Leetcode12: Search a 2D Matrix

Leetcode12: Search a 2D Matrix

Write an efficient algorithm that searches for a value in an m x n matrix. This matrix has the following properties:

• Integers in each row are sorted from left to right.
• The first integer of each row is greater than the last integer of the previous row.

   

  For example,

  Consider the following matrix:

  [
    [1,   3,  5,  7],
    [10, 11, 16, 20],
    [23, 30, 34, 50]
  ]
  

  Given target = 3, return true.

  這是一個楊氏矩陣，即每一行是遞增的，每一列也是遞增的。
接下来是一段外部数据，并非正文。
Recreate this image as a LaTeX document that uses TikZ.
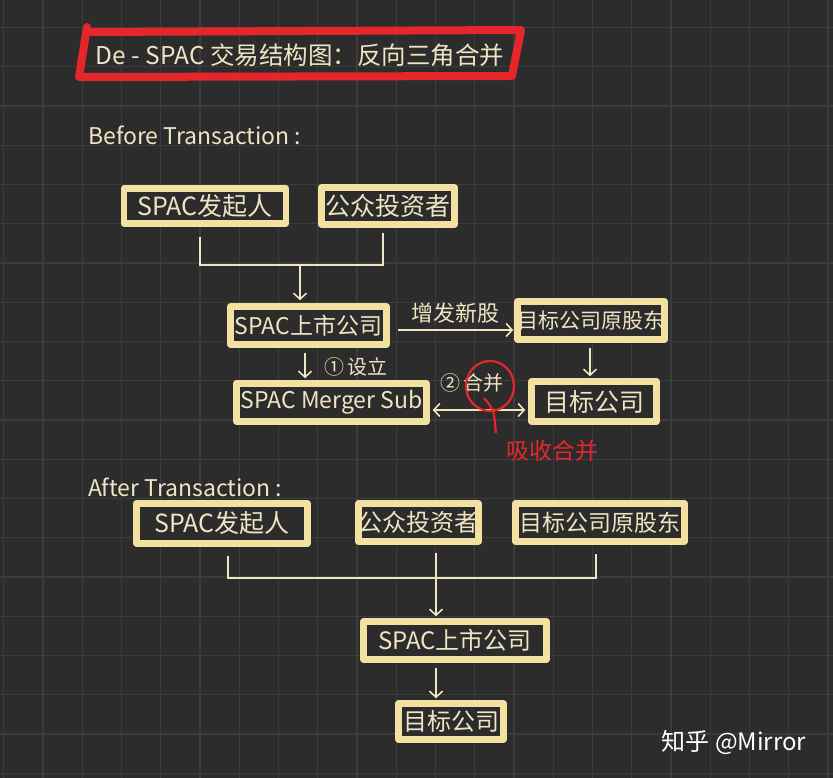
\documentclass[tikz,border=0pt]{standalone}
\usepackage{fontspec}
\setmainfont{Noto Sans CJK SC}
\usetikzlibrary{arrows.meta,calc}
\definecolor{bg}{HTML}{2C2C2C}
\definecolor{gridc}{HTML}{3C3C3C}
\definecolor{cream}{HTML}{F3E1A2}
\definecolor{txt}{HTML}{EFE5C2}
\definecolor{redm}{HTML}{E5262B}
\newcommand{\fs}[1]{\fontsize{#1}{#1}\selectfont}
\begin{document}
\begin{tikzpicture}[x=1pt,y=-1pt,
  box/.style={draw=cream, line width=6.5pt, fill=bg, text=txt, inner sep=0pt,
    font=\fs{24}, line join=round},
  lbl/.style={text=txt, font=\fs{20}, inner sep=0pt},
  conn/.style={draw=txt, line width=1.6pt},
  arr/.style={conn, -{Straight Barb[length=6pt,width=13pt]}},
  darr/.style={conn, {Straight Barb[length=6pt,width=13pt]}-{Straight Barb[length=6pt,width=13pt]}}]
\fill[bg] (0,0) rectangle (833,778);
\useasboundingbox (0,0) rectangle (833,778);
\foreach \i in {0,...,21} \draw[gridc, line width=1.3pt] ({3.8+39.25*\i},0) -- ++(0,778);
\foreach \j in {0,...,19} \draw[gridc, line width=1.3pt] (0,{27.5+39.25*\j}) -- ++(833,0);

% title
\draw[redm, line width=8pt, line join=round, line cap=round]
  (87,27) -- (79,77) -- (512,76) -- (521,30) -- (90,32);
\node[text=txt, font=\fs{24.5}, inner sep=0pt] (title) at (300,55) {De - SPAC 交易结构图：反向三角合并};

% before
\node[anchor=west, text=txt, font=\fs{23}, inner sep=0pt] (before) at (88,135) {Before Transaction :};
\node[box, font=\fs{25}, minimum width=162, minimum height=35] (b1) at (205,206) {SPAC发起人};
\node[box, font=\fs{25}, minimum width=133, minimum height=37] (b2) at (388,206) {公众投资者};
\node[box, font=\fs{23}, minimum width=156, minimum height=38] (b3) at (308.5,325.5) {SPAC上市公司};
\node[box, font=\fs{21}, minimum width=141, minimum height=38] (b4) at (591,320.5) {目标公司原股东};
\node[box, font=\fs{23}, minimum width=190, minimum height=38] (b5) at (331.5,402.5) {SPAC Merger Sub};
\node[box, font=\fs{25}, minimum width=125, minimum height=40] (b6) at (594,401.5) {目标公司};

\coordinate (j1) at (300,265);
\coordinate (s1) at (305,0);
\draw[conn] ([xshift=-5pt,yshift=-10pt]b1.south) |- (j1) -| ([xshift=-5pt,yshift=-5pt]b2.south);
\draw[arr] (j1) -- ([yshift=3pt]b3.north -| j1);
\draw[arr] ([yshift=-5pt]b3.south -| s1) -- ([yshift=2pt]b5.north -| s1);
\draw[arr] ([xshift=8pt,yshift=-4.5pt]b3.east) -- ([xshift=-1pt,yshift=-4.5pt]b3.east -| b4.west);
\draw[arr] ([xshift=-1pt,yshift=-5pt]b4.south) -- ([xshift=-1pt,yshift=2pt]b4.south |- b6.north);
\draw[darr] ([xshift=3pt,yshift=-7.5pt]b5.east) -- ([xshift=-3pt,yshift=-7.5pt]b5.east -| b6.west);

\node[lbl, font=\fs{22}] (l1) at (455,313) {增发新股};
\node[lbl] (l2) at (356,367) {①\,设立};
\node[lbl] (l3) at (472,383) {②\,合并};

% red annotation
\draw[redm, line width=2.2pt] (490,386) ellipse [x radius=24, y radius=25];
\node[text=redm, font=\fs{23}, inner sep=0pt] (absorb) at (552,451) {吸收合并};
\draw[redm, line width=2.2pt] (484,398) .. controls (494,410) .. ([xshift=-10pt,yshift=7pt]absorb.north west);

% after
\node[anchor=west, text=txt, font=\fs{23}, inner sep=0pt] (after) at (88,487) {After Transaction :};
\node[box, font=\fs{25}, minimum width=171, minimum height=40] (a1) at (222,523.5) {SPAC发起人};
\node[box, font=\fs{24}, minimum width=120, minimum height=38] (a2) at (418.5,522.5) {公众投资者};
\node[box, font=\fs{23}, minimum width=169, minimum height=38] (a3) at (600,522.5) {目标公司原股东};
\node[box, font=\fs{24}, minimum width=183, minimum height=38] (a4) at (455,640.5) {SPAC上市公司};
\node[box, font=\fs{24}, minimum width=105, minimum height=36] (a5) at (451,721.5) {目标公司};

\coordinate (j2) at (436,578);
\draw[conn] ([xshift=6pt,yshift=-9pt]a1.south) |- (j2) -| ([xshift=-4pt,yshift=-9pt]a3.south);
\draw[arr] ([xshift=17.5pt,yshift=-8pt]a2.south) -- ([yshift=2pt]a4.north -| j2);
\draw[arr] ([yshift=-5pt]a4.south -| j2) -- ([yshift=2pt]a5.north -| j2);

% watermark
\node[text=white, font=\fs{24}, inner sep=0pt] (wm) at (734,742) {知乎 @Mirror};
\end{tikzpicture}
\end{document}
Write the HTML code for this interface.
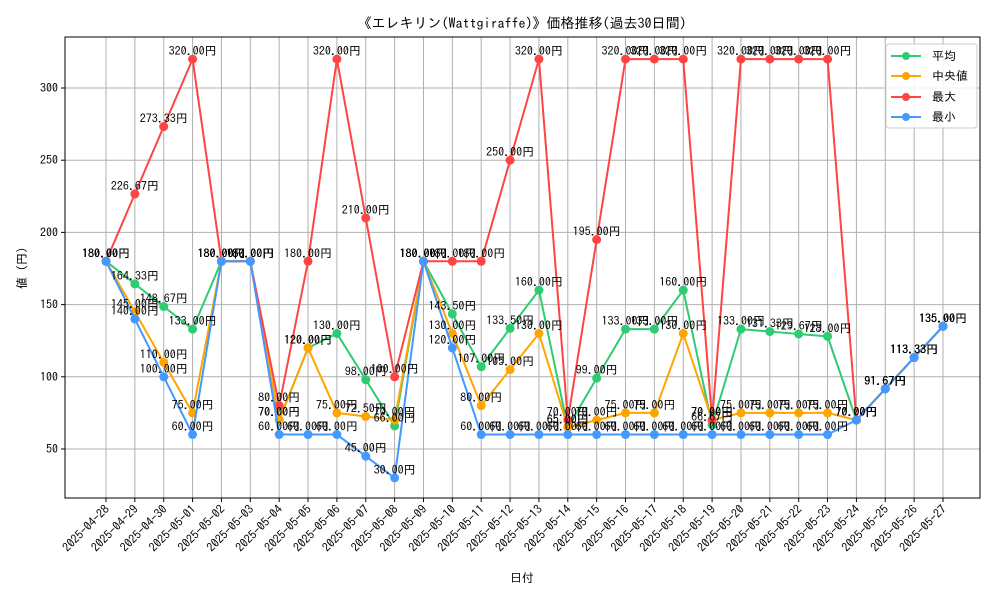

根據遞增性質，我們對每一行只搜索最後一個數，如果小於target那麼前往下一行，如果大於target那麼說明在這一行，於是前往前一列，直到找到該數。

   

  class Solution {
  public:
      bool searchMatrix(vector > &matrix, int target) {
          int m = matrix.size();
          int n = matrix[0].size();
          for(int row = 0, col = n-1; row < m && col >= 0;)
          {
              if(matrix[row][col] < target)
              {
                  row++;
              }
              else if(matrix[row][col] > target)
              {
                  col--;
              }
              else
                  return true;
          }
          return false;
      }
  };

  

   

   

  這道題難度是medium，本來我打算先把easy難度的做完在考慮中等難度的。偶然看了七月算法的視頻（排序查找實戰），受益匪淺，決定對講過的例題進行鞏固消化，於是先把這道題做了，算法思路來源於曹博，學習了！